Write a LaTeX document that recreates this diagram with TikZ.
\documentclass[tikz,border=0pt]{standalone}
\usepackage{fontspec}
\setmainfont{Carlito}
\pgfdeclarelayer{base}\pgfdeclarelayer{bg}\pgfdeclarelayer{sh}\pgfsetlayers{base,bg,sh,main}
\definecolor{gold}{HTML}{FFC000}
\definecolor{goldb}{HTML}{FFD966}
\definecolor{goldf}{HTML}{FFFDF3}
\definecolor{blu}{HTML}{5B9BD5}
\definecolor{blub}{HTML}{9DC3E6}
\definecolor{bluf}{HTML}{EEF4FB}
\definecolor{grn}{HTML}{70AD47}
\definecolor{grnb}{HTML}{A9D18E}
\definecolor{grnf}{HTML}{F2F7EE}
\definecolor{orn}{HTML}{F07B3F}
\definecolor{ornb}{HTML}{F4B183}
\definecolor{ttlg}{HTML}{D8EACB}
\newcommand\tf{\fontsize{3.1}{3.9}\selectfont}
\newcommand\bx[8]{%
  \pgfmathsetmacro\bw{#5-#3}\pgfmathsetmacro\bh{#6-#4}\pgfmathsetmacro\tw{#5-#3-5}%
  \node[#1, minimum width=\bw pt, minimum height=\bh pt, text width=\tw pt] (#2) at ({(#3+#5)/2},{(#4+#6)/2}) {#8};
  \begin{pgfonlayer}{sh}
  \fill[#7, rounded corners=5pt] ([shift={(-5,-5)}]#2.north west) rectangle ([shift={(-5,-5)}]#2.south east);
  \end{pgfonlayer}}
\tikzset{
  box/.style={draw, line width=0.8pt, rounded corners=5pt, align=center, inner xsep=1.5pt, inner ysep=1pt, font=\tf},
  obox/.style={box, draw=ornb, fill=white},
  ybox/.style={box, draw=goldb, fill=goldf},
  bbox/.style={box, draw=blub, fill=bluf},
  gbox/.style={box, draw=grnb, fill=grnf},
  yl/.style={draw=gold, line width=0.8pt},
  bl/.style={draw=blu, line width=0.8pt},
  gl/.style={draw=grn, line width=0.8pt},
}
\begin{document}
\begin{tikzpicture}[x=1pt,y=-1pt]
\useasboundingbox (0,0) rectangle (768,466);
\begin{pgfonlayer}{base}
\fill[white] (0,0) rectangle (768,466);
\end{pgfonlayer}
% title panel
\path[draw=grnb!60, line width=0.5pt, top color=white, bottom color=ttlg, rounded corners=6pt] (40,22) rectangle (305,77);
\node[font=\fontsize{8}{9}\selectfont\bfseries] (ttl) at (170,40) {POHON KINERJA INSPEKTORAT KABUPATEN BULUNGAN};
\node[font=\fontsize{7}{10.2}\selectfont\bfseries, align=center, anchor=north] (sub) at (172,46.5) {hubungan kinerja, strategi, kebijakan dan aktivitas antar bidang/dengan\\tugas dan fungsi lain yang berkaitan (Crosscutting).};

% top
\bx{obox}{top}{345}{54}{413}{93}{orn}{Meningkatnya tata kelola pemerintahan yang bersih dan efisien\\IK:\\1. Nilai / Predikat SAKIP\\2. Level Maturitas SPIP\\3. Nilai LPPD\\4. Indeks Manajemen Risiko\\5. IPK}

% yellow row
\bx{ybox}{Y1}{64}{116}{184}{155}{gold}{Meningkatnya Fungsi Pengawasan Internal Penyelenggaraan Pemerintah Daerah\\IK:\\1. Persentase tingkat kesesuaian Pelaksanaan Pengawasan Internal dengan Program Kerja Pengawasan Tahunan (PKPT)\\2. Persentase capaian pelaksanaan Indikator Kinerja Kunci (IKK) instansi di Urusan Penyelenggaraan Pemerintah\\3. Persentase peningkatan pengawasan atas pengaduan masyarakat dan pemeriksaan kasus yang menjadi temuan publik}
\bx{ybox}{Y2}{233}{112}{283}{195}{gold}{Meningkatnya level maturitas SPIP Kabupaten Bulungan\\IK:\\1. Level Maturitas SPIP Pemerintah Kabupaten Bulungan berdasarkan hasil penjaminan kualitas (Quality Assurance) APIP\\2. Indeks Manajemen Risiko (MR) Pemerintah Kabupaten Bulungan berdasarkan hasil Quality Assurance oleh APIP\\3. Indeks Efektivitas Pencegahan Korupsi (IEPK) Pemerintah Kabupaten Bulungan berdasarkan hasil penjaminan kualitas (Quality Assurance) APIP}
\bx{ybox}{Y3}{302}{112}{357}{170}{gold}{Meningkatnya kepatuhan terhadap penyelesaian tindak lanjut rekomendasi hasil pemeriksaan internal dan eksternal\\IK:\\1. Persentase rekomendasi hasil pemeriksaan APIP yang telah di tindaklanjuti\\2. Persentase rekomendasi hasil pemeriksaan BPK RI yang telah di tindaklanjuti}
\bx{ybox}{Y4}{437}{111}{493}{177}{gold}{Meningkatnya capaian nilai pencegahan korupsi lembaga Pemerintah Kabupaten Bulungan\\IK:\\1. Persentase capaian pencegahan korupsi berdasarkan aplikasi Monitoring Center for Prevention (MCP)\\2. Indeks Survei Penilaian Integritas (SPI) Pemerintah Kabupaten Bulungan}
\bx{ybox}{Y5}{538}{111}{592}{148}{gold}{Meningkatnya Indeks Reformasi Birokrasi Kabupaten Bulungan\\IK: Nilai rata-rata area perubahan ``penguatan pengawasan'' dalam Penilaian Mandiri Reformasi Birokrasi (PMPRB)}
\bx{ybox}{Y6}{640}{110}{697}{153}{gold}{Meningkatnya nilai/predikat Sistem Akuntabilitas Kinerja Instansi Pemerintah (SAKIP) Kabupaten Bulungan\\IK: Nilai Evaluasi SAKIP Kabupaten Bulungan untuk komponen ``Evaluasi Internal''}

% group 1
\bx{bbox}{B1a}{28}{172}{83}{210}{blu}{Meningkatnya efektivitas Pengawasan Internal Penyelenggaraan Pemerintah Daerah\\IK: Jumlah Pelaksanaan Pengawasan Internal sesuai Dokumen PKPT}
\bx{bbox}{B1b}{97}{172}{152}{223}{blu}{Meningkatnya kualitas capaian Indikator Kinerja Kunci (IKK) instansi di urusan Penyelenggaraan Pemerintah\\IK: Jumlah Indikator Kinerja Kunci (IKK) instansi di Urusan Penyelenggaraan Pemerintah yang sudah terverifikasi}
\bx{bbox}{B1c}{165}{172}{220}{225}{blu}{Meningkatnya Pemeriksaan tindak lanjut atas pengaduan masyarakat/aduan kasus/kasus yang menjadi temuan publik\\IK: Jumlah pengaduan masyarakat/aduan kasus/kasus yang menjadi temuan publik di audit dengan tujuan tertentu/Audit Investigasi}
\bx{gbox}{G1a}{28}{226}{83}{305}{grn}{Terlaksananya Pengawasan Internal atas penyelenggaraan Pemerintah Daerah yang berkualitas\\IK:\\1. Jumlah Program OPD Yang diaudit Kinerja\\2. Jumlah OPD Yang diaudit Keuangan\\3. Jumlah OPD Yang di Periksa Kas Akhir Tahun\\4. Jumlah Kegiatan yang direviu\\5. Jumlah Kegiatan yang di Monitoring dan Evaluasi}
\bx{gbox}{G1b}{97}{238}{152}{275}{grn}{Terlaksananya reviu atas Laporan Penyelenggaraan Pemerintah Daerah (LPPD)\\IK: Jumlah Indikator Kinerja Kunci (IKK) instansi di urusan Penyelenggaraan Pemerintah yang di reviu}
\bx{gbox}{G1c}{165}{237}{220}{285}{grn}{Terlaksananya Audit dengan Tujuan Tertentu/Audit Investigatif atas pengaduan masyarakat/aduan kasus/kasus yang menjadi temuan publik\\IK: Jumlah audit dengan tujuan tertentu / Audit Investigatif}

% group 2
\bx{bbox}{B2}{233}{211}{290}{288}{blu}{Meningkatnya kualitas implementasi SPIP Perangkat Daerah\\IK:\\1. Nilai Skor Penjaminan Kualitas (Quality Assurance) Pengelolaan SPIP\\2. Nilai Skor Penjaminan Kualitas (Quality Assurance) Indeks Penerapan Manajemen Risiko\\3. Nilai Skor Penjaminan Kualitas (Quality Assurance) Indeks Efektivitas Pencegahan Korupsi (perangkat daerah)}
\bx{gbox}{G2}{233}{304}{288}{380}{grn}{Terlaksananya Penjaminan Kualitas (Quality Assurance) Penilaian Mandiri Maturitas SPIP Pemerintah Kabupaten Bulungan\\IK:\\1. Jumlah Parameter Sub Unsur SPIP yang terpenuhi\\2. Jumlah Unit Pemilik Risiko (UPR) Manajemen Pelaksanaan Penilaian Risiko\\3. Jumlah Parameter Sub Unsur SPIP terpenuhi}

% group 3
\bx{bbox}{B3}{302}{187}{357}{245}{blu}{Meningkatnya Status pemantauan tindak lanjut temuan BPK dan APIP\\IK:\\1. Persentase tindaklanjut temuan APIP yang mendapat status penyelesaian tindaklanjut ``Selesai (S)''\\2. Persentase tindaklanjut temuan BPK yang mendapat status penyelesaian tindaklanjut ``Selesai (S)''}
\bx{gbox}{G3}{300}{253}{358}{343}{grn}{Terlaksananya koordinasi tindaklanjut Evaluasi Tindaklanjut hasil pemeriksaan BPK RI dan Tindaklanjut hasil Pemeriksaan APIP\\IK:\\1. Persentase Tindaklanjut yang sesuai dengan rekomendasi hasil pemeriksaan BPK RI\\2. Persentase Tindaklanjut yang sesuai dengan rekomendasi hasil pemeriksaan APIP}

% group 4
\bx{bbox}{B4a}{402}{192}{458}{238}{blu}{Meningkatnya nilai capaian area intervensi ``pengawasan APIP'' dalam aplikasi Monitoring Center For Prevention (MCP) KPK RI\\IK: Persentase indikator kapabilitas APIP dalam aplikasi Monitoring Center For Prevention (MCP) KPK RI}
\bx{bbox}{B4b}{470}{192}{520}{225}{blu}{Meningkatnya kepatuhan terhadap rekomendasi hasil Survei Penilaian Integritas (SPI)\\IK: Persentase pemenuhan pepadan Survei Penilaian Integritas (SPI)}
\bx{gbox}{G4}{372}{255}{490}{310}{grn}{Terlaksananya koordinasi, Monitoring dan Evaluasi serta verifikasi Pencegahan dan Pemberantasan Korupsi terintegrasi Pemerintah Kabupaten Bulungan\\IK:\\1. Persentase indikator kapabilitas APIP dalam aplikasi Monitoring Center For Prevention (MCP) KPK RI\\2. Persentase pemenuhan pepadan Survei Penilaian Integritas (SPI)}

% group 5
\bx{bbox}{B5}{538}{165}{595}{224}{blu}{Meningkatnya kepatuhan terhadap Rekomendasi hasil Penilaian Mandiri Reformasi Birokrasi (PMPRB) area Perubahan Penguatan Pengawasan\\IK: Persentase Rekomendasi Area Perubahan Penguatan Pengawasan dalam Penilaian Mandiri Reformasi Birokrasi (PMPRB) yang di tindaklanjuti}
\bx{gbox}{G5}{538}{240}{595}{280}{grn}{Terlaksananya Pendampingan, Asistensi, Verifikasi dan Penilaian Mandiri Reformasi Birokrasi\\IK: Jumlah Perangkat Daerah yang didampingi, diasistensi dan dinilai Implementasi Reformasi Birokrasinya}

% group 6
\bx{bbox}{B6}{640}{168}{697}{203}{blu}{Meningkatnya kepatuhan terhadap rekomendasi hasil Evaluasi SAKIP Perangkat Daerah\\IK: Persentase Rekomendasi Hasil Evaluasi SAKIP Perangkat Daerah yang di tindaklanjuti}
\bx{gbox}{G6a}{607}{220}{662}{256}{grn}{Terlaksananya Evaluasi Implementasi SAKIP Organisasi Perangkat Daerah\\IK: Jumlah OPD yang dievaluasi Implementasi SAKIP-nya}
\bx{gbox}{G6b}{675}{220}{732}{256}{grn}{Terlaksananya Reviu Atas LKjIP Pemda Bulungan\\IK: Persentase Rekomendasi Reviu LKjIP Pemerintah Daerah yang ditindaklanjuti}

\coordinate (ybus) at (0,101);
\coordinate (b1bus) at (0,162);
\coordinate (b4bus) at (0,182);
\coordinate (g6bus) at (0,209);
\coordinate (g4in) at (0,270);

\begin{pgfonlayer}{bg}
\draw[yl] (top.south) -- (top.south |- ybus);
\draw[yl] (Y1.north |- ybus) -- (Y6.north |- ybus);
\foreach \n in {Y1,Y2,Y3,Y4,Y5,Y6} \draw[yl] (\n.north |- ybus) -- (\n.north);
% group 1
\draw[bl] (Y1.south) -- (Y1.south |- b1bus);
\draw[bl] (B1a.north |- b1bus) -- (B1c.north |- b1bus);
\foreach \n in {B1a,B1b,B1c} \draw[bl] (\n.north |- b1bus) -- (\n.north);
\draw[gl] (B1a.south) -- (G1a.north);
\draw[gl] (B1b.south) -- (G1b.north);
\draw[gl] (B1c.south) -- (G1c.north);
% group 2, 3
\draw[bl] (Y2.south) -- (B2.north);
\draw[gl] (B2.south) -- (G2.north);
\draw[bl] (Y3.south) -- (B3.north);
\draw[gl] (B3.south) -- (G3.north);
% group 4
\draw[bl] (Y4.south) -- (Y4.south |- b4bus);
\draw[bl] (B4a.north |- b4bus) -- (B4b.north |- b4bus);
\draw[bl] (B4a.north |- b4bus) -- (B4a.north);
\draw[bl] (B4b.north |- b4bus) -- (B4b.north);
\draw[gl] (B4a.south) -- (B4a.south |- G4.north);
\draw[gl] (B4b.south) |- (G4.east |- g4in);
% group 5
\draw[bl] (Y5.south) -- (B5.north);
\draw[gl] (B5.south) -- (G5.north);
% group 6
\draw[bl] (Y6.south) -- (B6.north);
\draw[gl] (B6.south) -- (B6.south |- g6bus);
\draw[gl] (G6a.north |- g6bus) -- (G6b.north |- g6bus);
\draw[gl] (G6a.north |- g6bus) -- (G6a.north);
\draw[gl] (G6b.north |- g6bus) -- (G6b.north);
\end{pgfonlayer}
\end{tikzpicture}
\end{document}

####################

| Set task |
Exactly as written, please reproduce the lines from the first line of the data to the line containing "tata kelola pemerintahan", inclusive, and nothing else.

| Output for this task |
Write a LaTeX document that recreates this diagram with TikZ.
\documentclass[tikz,border=0pt]{standalone}
\usepackage{fontspec}
\setmainfont{Carlito}
\pgfdeclarelayer{base}\pgfdeclarelayer{bg}\pgfdeclarelayer{sh}\pgfsetlayers{base,bg,sh,main}
\definecolor{gold}{HTML}{FFC000}
\definecolor{goldb}{HTML}{FFD966}
\definecolor{goldf}{HTML}{FFFDF3}
\definecolor{blu}{HTML}{5B9BD5}
\definecolor{blub}{HTML}{9DC3E6}
\definecolor{bluf}{HTML}{EEF4FB}
\definecolor{grn}{HTML}{70AD47}
\definecolor{grnb}{HTML}{A9D18E}
\definecolor{grnf}{HTML}{F2F7EE}
\definecolor{orn}{HTML}{F07B3F}
\definecolor{ornb}{HTML}{F4B183}
\definecolor{ttlg}{HTML}{D8EACB}
\newcommand\tf{\fontsize{3.1}{3.9}\selectfont}
\newcommand\bx[8]{%
  \pgfmathsetmacro\bw{#5-#3}\pgfmathsetmacro\bh{#6-#4}\pgfmathsetmacro\tw{#5-#3-5}%
  \node[#1, minimum width=\bw pt, minimum height=\bh pt, text width=\tw pt] (#2) at ({(#3+#5)/2},{(#4+#6)/2}) {#8};
  \begin{pgfonlayer}{sh}
  \fill[#7, rounded corners=5pt] ([shift={(-5,-5)}]#2.north west) rectangle ([shift={(-5,-5)}]#2.south east);
  \end{pgfonlayer}}
\tikzset{
  box/.style={draw, line width=0.8pt, rounded corners=5pt, align=center, inner xsep=1.5pt, inner ysep=1pt, font=\tf},
  obox/.style={box, draw=ornb, fill=white},
  ybox/.style={box, draw=goldb, fill=goldf},
  bbox/.style={box, draw=blub, fill=bluf},
  gbox/.style={box, draw=grnb, fill=grnf},
  yl/.style={draw=gold, line width=0.8pt},
  bl/.style={draw=blu, line width=0.8pt},
  gl/.style={draw=grn, line width=0.8pt},
}
\begin{document}
\begin{tikzpicture}[x=1pt,y=-1pt]
\useasboundingbox (0,0) rectangle (768,466);
\begin{pgfonlayer}{base}
\fill[white] (0,0) rectangle (768,466);
\end{pgfonlayer}
% title panel
\path[draw=grnb!60, line width=0.5pt, top color=white, bottom color=ttlg, rounded corners=6pt] (40,22) rectangle (305,77);
\node[font=\fontsize{8}{9}\selectfont\bfseries] (ttl) at (170,40) {POHON KINERJA INSPEKTORAT KABUPATEN BULUNGAN};
\node[font=\fontsize{7}{10.2}\selectfont\bfseries, align=center, anchor=north] (sub) at (172,46.5) {hubungan kinerja, strategi, kebijakan dan aktivitas antar bidang/dengan\\tugas dan fungsi lain yang berkaitan (Crosscutting).};

% top
\bx{obox}{top}{345}{54}{413}{93}{orn}{Meningkatnya tata kelola pemerintahan yang bersih dan efisien\\IK:\\1. Nilai / Predikat SAKIP\\2. Level Maturitas SPIP\\3. Nilai LPPD\\4. Indeks Manajemen Risiko\\5. IPK}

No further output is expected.